> [What is asked]: Starting at the first line of the data, print each line verbatim up to and including the line bearing "plt.rcParams['font.family'] = ['Liberation", omitting pictures.

> [Extracted entries]:
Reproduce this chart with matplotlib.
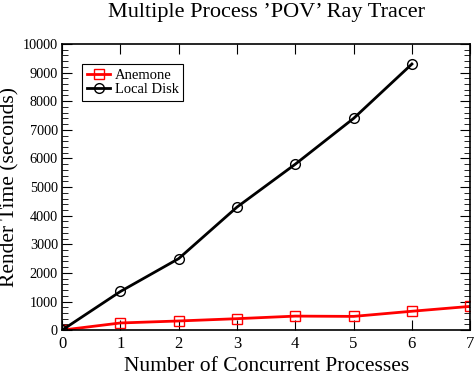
import matplotlib
matplotlib.use("Agg")
import matplotlib.pyplot as plt
from matplotlib.ticker import MultipleLocator

plt.rcParams['font.family'] = ['Liberation Serif', 'DejaVu Serif']

procs_anemone = [0, 1, 2, 3, 4, 5, 6, 7]
time_anemone = [0, 250, 320, 400, 490, 480, 660, 830]
procs_local = [0, 1, 2, 3, 4, 5, 6]
time_local = [0, 1350, 2500, 4300, 5800, 7400, 9300]

fig = plt.figure(figsize=(4.74, 3.76), dpi=100)
ax = fig.add_axes([0.131, 0.122, 0.861, 0.761])

ax.plot(procs_anemone, time_anemone, '-s', color='red', lw=2,
        markersize=6.5, markerfacecolor='none', markeredgewidth=1.0, label='Anemone')
ax.plot(procs_local, time_local, '-o', color='black', lw=2,
        markersize=7, markerfacecolor='none', markeredgewidth=1.0, label='Local Disk')

ax.set_xlim(0, 7)
ax.set_ylim(0, 10000)
ax.xaxis.set_major_locator(MultipleLocator(1))
ax.yaxis.set_major_locator(MultipleLocator(1000))
ax.yaxis.set_minor_locator(MultipleLocator(200))
ax.tick_params(axis='x', direction='in', top=True, labelsize=12, pad=4)
ax.tick_params(axis='y', which='both', direction='in', left=True, right=True, labelsize=10.3, pad=3)
ax.tick_params(which='major', length=7)
ax.tick_params(which='minor', length=4)
for s in ax.spines.values():
    s.set_linewidth(1.2)

ax.set_xlabel('Number of Concurrent Processes', fontsize=15.5)
ax.set_ylabel('Render Time (seconds)', fontsize=15.5)
ax.xaxis.set_label_coords(0.5, -0.095)
ax.yaxis.set_label_coords(-0.105, 0.5)
# title placed by hand so it sits near the top edge like the original
fig.text(0.563, 1 - 17 / 376, "Multiple Process \u2019POV\u2019 Ray Tracer",
         fontsize=16, ha='center', va='baseline')

leg = ax.legend(loc='upper left', bbox_to_anchor=(0.05, 0.93), fontsize=10.5,
                fancybox=False, edgecolor='black', framealpha=1,
                handlelength=1.6, handletextpad=0.3, borderpad=0.3,
                labelspacing=0.1, borderaxespad=0)
leg.get_frame().set_linewidth(0.8)

fig.savefig('out.png', dpi=100)
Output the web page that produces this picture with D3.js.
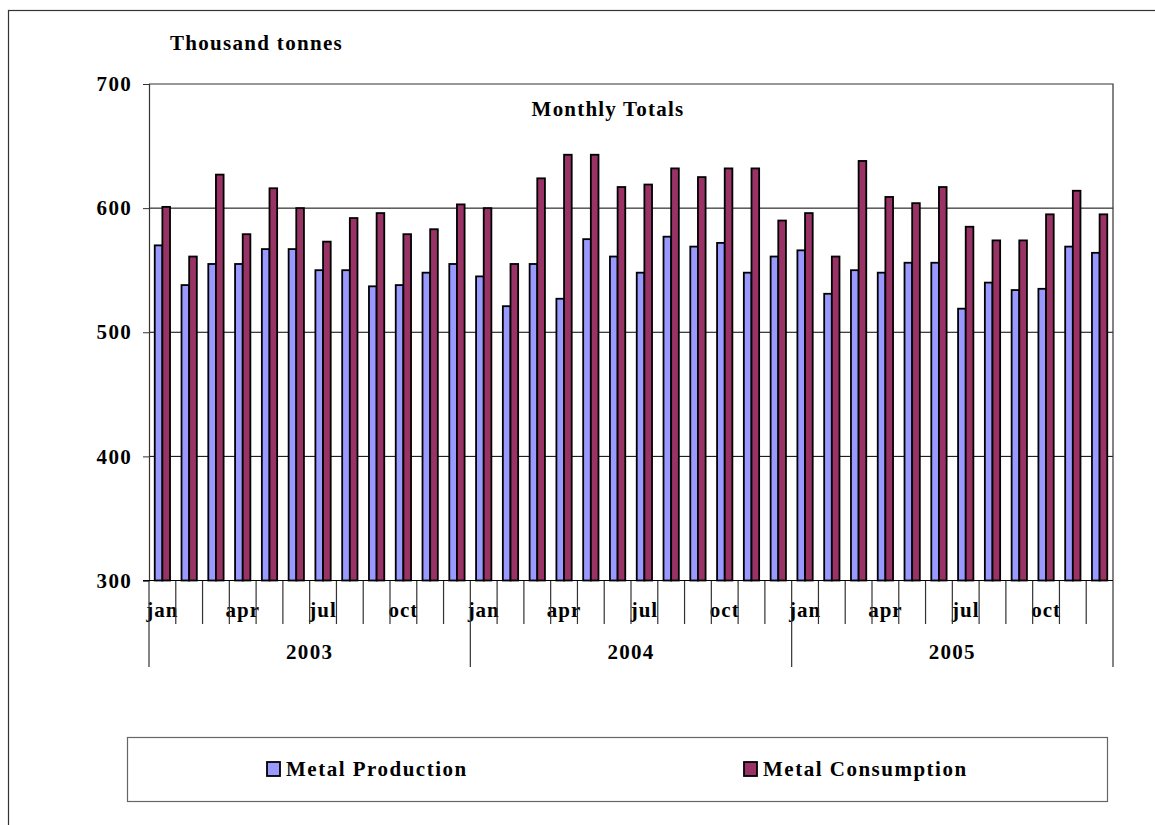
<!DOCTYPE html>
<html lang="en">
	<head>
		<meta charset="utf-8">
		<title>Monthly Totals</title>
		<script src="https://d3js.org/d3.v7.min.js"></script>
		<style>
			body{
				margin: 0;
				background: #fff;
			}
			text{
				font-family: 'Liberation Serif', 'Times New Roman', serif;
				font-weight: bold;
				fill: #000;
			}
		</style>
	</head>
	<body>
		<script>
			//Width and height
			var w = 1155;
			var h = 825;

			//Data (thousand tonnes)
			var years = ["2003", "2004", "2005"];
			var monthLabels = ["jan", "", "", "apr", "", "", "jul", "", "", "oct", "", ""];
			var yTicks = [300, 400, 500, 600, 700];

			var production = [
				570, 538, 555, 555, 567, 567, 550, 550, 537, 538, 548, 555, //2003
				545, 521, 555, 527, 575, 561, 548, 577, 569, 572, 548, 561, //2004
				566, 531, 550, 548, 556, 556, 519, 540, 534, 535, 569, 564  //2005
			];
			var consumption = [
				601, 561, 627, 579, 616, 600, 573, 592, 596, 579, 583, 603, //2003
				600, 555, 624, 643, 643, 617, 619, 632, 625, 632, 632, 590, //2004
				596, 561, 638, 609, 604, 617, 585, 574, 574, 595, 614, 595  //2005
			];
			var seriesNames = ["Metal Production", "Metal Consumption"];
			var seriesColors = ["#9999ff", "#993366"];

			//plot area
			var plotL = 149, plotR = 1113, plotT = 84, plotB = 580.5;

			//build rows: one per month
			var rows = production.map(function(p, i) {
				return {i: i, year: years[Math.floor(i / 12)], month: monthLabels[i % 12], values: [p, consumption[i]]};
			});

			//Create scale functions
			var xScale = d3.scaleBand()
							.domain(d3.range(rows.length))
							.range([plotL, plotR])
							.padding(0);

			var sScale = d3.scaleBand()
							.domain([0, 1])
							.range([0, xScale.bandwidth()])
							.paddingInner(0)
							.paddingOuter(0.75);

			var yScale = d3.scaleLinear()
							.domain([300, 700])
							.range([plotB, plotT]);

			//Create SVG element
			var svg = d3.select("body")
						.append("svg")
						.attr("width", w)
						.attr("height", h);

			//outer border
			svg.append("rect")
				.attr("x", 8.5)
				.attr("y", 10.5)
				.attr("width", 1170)
				.attr("height", 840)
				.attr("fill", "none")
				.attr("stroke", "#333")
				.attr("stroke-width", 1.2);

			//gridlines
			svg.append("g")
				.selectAll("line")
				.data(yTicks.slice(1, 4))
				.enter()
				.append("line")
				.attr("x1", plotL)
				.attr("x2", plotR)
				.attr("y1", function(d) { return yScale(d); })
				.attr("y2", function(d) { return yScale(d); })
				.attr("stroke", "#000")
				.attr("stroke-width", 1);

			//plot border (top, right)
			svg.append("path")
				.attr("d", "M" + plotL + "," + plotT + "H" + plotR + "V" + plotB)
				.attr("fill", "none")
				.attr("stroke", "#333")
				.attr("stroke-width", 1.2);

			//Create bars
			var groups = svg.append("g")
				.selectAll("g")
				.data(rows)
				.enter()
				.append("g")
				.attr("transform", function(d) { return "translate(" + xScale(d.i) + ",0)"; });

			groups.selectAll("rect")
				.data(function(d) { return d.values; })
				.enter()
				.append("rect")
				.attr("x", function(d, j) { return sScale(j); })
				.attr("y", function(d) { return yScale(d); })
				.attr("width", sScale.bandwidth())
				.attr("height", function(d) { return plotB - yScale(d); })
				.attr("fill", function(d, j) { return seriesColors[j]; })
				.attr("stroke", "#000")
				.attr("stroke-width", 1.8);

			//Y-AXIS
			var yAxis = d3.axisLeft(yScale)
							.tickValues(yTicks)
							.tickSize(6)
							.tickPadding(11);

			var yG = svg.append("g")
				.attr("transform", "translate(" + plotL + ",0)")
				.call(yAxis);
			yG.select(".domain").attr("stroke", "#333").attr("stroke-width", 1.2);
			yG.selectAll(".tick line").attr("stroke", "#333");
			yG.selectAll("text")
				.attr("font-size", "21px")
				.attr("letter-spacing", "1.3px")
				.attr("font-family", "'Liberation Serif', serif");

			//X-AXIS (months)
			var xAxis = d3.axisBottom(xScale)
							.tickFormat(function(d) { return rows[d].month; })
							.tickSize(0)
							.tickPadding(0);

			var xG = svg.append("g")
				.attr("transform", "translate(0," + plotB + ")")
				.call(xAxis);
			xG.select(".domain").remove();
			xG.selectAll("text")
				.attr("y", 36)
				.attr("dy", 0)
				.attr("font-size", "21px")
				.attr("letter-spacing", "1px")
				.attr("font-family", "'Liberation Serif', serif");

			//month separators
			svg.append("g")
				.selectAll("line")
				.data(d3.range(rows.length + 1))
				.enter()
				.append("line")
				.attr("x1", function(d) { return d < rows.length ? xScale(d) : plotR; })
				.attr("x2", function(d) { return d < rows.length ? xScale(d) : plotR; })
				.attr("y1", plotB)
				.attr("y2", function(d) { return d % 12 === 0 ? 667 : 624; })
				.attr("stroke", "#333")
				.attr("stroke-width", 1.2);

			//bottom axis line
			svg.append("line")
				.attr("x1", plotL - 6)
				.attr("x2", plotR)
				.attr("y1", plotB)
				.attr("y2", plotB)
				.attr("stroke", "#000")
				.attr("stroke-width", 1.2);

			//year labels
			svg.append("g")
				.selectAll("text")
				.data(years)
				.enter()
				.append("text")
				.attr("x", function(d, k) { return (xScale(k * 12) + (k < 2 ? xScale(k * 12 + 12) : plotR)) / 2; })
				.attr("y", 659)
				.attr("text-anchor", "middle")
				.attr("font-size", "21px")
				.attr("letter-spacing", "1.3px")
				.text(function(d) { return d; });

			//unit label and title
			svg.append("text")
				.attr("x", 170)
				.attr("y", 50)
				.attr("font-size", "21px")
				.attr("letter-spacing", "1.3px")
				.text("Thousand tonnes");

			svg.append("text")
				.attr("x", 608)
				.attr("y", 116)
				.attr("text-anchor", "middle")
				.attr("font-size", "21px")
				.attr("letter-spacing", "1.2px")
				.text("Monthly Totals");

			//LEGEND
			svg.append("rect")
				.attr("x", 127.5)
				.attr("y", 737.5)
				.attr("width", 980)
				.attr("height", 64)
				.attr("fill", "#fff")
				.attr("stroke", "#666")
				.attr("stroke-width", 1.2);

			var legendX = [267, 744];
			var legend = svg.append("g")
				.selectAll("g")
				.data(seriesNames)
				.enter()
				.append("g")
				.attr("transform", function(d, j) { return "translate(" + legendX[j] + ",762)"; });

			legend.append("rect")
				.attr("width", 13)
				.attr("height", 14)
				.attr("fill", function(d, j) { return seriesColors[j]; })
				.attr("stroke", "#000")
				.attr("stroke-width", 1.8);

			legend.append("text")
				.attr("x", 19)
				.attr("y", 14)
				.attr("font-size", "21px")
				.attr("letter-spacing", "1.5px")
				.text(function(d) { return d; });
		</script>
	</body>
</html>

> [Reply]:
Reproduce this chart with matplotlib.
import matplotlib
matplotlib.use("Agg")
import matplotlib.pyplot as plt
from matplotlib.ticker import MultipleLocator

plt.rcParams['font.family'] = ['Liberation Serif', 'DejaVu Serif']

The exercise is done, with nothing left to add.